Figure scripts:
◇ ◇ ◇ ◇ ◇

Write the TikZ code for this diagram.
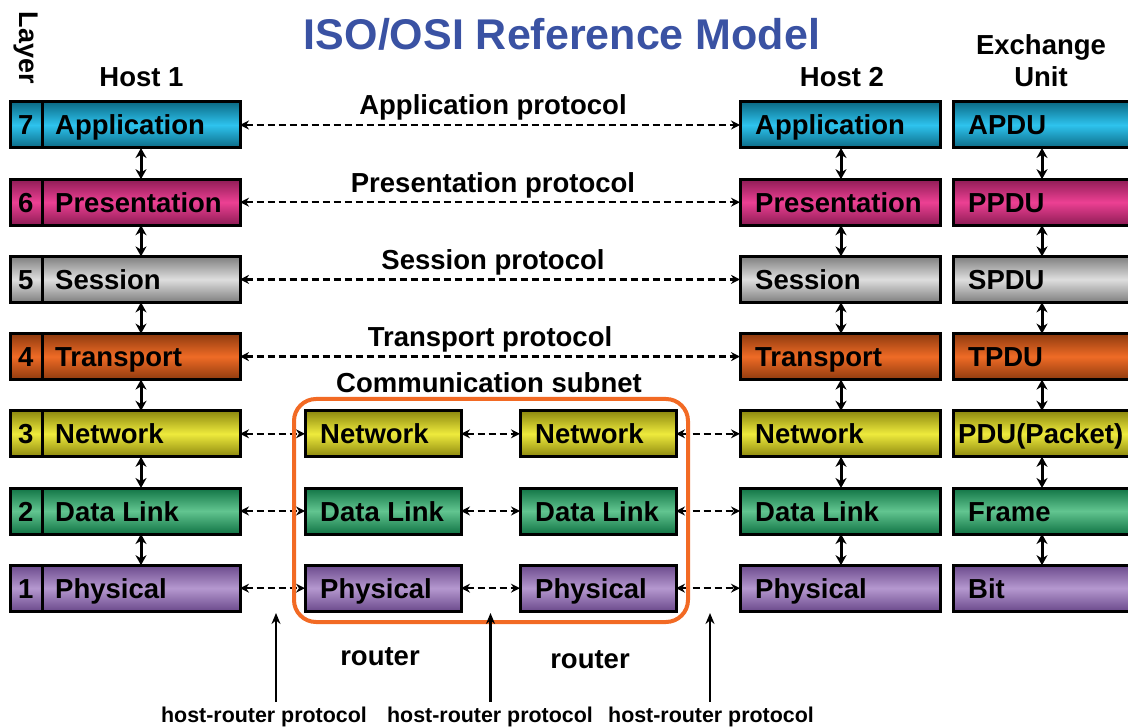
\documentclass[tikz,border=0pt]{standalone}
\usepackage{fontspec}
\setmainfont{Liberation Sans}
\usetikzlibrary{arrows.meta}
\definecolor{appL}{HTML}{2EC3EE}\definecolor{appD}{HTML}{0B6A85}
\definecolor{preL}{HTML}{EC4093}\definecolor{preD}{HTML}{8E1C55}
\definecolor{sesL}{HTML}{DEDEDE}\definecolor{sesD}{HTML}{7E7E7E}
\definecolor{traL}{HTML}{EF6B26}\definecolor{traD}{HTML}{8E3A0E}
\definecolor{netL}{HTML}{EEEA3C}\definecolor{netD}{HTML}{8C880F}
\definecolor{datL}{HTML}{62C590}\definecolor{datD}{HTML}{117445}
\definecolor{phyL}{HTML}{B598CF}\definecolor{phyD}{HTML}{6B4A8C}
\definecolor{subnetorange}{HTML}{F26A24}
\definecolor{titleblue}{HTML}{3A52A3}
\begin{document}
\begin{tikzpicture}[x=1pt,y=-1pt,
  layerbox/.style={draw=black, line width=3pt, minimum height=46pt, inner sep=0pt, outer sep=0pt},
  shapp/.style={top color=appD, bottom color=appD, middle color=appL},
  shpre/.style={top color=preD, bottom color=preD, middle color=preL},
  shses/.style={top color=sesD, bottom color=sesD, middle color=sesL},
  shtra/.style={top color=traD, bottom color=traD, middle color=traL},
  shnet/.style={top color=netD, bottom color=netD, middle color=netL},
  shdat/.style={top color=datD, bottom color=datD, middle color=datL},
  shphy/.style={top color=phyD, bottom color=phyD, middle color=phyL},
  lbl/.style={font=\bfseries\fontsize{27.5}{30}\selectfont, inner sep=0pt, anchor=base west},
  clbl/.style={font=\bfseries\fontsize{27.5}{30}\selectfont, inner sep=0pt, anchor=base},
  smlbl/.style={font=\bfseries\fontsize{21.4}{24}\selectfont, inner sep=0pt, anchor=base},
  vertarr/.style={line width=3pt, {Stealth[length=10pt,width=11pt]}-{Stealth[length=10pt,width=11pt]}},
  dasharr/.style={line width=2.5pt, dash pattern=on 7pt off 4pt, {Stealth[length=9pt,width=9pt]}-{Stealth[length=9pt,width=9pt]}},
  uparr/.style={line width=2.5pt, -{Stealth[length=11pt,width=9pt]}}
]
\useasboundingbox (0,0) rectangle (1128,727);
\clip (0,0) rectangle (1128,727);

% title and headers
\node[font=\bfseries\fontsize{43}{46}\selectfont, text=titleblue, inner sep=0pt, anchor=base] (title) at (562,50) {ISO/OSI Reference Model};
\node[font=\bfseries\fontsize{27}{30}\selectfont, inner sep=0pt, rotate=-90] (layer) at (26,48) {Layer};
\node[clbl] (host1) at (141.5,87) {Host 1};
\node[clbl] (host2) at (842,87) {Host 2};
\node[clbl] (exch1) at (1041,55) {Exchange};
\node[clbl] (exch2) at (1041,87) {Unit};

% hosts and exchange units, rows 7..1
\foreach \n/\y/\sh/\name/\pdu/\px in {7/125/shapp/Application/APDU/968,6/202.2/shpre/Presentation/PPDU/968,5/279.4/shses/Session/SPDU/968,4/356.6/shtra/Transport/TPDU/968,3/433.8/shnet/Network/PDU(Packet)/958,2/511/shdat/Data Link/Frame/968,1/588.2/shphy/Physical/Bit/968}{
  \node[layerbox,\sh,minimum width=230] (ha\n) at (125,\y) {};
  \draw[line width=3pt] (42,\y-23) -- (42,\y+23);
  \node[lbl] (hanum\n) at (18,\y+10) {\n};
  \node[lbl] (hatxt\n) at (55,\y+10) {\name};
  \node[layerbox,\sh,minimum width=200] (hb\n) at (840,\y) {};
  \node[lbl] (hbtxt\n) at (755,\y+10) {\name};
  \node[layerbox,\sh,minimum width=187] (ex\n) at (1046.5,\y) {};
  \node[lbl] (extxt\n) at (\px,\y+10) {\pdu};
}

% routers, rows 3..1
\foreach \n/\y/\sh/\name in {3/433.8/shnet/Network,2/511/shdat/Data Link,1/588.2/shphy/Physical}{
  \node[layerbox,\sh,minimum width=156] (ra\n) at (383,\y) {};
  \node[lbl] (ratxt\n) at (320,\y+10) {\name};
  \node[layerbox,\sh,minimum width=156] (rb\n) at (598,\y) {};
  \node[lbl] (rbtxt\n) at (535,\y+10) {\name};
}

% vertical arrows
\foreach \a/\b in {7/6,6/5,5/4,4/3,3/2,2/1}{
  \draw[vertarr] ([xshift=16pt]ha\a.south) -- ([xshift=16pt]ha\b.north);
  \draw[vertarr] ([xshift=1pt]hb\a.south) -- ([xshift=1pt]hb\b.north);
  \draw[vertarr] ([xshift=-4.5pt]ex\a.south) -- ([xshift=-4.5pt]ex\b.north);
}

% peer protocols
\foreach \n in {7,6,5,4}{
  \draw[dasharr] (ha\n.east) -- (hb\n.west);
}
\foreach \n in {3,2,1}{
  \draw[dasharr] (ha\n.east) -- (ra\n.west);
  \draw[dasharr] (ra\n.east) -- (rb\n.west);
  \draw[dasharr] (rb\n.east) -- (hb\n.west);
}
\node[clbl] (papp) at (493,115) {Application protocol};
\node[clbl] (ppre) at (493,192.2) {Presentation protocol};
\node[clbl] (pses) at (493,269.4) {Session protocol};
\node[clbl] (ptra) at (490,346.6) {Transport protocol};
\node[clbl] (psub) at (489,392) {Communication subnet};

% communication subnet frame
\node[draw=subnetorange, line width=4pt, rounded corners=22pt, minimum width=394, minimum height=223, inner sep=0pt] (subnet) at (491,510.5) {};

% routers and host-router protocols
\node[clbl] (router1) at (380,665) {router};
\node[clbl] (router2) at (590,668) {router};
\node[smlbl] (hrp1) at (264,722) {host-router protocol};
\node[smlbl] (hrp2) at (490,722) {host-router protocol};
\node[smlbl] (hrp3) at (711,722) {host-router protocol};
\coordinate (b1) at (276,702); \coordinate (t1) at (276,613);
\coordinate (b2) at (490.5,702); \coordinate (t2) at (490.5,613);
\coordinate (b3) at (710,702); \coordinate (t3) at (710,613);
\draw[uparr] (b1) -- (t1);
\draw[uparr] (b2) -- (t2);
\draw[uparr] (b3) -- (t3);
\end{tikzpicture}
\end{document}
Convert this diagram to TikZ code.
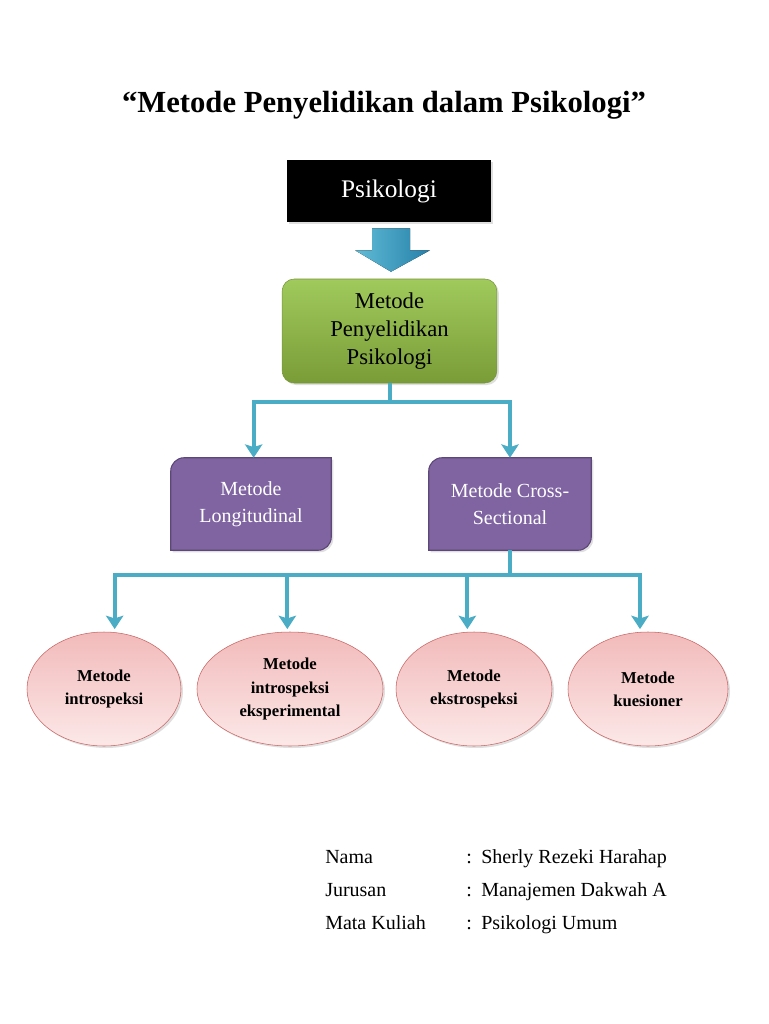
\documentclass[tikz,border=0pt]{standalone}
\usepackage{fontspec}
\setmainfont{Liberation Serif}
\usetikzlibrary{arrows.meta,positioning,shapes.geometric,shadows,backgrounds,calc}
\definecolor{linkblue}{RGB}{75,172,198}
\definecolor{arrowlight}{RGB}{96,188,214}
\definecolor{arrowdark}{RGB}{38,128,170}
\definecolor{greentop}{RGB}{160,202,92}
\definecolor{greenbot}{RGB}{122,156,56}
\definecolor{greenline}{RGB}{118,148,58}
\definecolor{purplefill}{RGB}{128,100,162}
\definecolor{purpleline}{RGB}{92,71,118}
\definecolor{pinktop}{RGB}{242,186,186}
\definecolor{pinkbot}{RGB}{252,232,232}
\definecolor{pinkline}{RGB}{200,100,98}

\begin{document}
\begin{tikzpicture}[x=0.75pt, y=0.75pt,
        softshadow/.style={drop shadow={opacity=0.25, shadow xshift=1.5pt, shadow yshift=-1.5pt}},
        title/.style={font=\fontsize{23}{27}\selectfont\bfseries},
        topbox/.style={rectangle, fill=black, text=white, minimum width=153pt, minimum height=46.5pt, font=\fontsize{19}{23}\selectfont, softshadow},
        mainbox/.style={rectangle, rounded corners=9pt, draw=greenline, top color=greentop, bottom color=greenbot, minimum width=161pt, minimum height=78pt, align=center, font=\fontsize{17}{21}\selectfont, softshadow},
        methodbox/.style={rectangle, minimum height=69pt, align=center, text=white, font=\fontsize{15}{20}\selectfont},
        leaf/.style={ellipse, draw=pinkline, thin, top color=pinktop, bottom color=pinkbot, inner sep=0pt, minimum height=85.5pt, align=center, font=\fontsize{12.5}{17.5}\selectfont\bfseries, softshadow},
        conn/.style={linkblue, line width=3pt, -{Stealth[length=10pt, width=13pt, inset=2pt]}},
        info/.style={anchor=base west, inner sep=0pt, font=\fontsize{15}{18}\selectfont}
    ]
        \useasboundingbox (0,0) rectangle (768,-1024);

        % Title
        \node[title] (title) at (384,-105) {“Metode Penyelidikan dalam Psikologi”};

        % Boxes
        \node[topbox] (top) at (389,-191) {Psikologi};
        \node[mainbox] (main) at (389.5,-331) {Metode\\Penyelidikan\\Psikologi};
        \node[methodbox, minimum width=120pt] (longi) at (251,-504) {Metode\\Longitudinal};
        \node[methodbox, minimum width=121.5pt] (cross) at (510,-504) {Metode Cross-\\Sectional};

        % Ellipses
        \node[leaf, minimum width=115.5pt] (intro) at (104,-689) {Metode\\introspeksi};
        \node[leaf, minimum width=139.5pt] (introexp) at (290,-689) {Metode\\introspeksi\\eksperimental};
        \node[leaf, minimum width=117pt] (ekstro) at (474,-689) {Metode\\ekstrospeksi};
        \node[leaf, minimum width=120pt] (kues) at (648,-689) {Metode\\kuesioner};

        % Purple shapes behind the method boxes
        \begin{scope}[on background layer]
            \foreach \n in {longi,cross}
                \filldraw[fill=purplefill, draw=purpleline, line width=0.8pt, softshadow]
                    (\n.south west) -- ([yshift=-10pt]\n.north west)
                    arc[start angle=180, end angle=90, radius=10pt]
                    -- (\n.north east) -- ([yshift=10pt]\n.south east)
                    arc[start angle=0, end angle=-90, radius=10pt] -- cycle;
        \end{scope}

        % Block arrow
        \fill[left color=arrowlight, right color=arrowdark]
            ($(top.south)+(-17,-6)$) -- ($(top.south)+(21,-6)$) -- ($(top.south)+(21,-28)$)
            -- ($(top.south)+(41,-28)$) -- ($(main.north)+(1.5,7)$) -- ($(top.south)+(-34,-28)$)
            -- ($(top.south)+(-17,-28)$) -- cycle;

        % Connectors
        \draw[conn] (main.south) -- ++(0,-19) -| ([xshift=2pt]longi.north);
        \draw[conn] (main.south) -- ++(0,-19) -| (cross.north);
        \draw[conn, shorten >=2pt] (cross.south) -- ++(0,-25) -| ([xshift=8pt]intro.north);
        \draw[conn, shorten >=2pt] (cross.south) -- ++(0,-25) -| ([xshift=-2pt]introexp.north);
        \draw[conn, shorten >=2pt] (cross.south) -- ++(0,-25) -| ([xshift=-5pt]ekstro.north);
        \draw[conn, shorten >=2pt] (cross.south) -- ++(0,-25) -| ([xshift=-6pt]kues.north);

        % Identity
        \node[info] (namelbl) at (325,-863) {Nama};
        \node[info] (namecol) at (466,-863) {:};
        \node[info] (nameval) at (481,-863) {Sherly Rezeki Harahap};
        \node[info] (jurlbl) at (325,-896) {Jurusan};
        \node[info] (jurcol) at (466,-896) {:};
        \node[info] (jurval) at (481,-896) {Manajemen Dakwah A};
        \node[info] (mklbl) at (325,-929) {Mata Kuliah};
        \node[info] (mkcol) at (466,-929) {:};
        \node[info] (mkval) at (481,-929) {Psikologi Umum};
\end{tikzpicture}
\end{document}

◇ ◇ ◇ ◇ ◇

**Exercise details:** Look through the entries above; copy every line holding the string "diagram".

**Correct answer:**
Write the TikZ code for this diagram.
Convert this diagram to TikZ code.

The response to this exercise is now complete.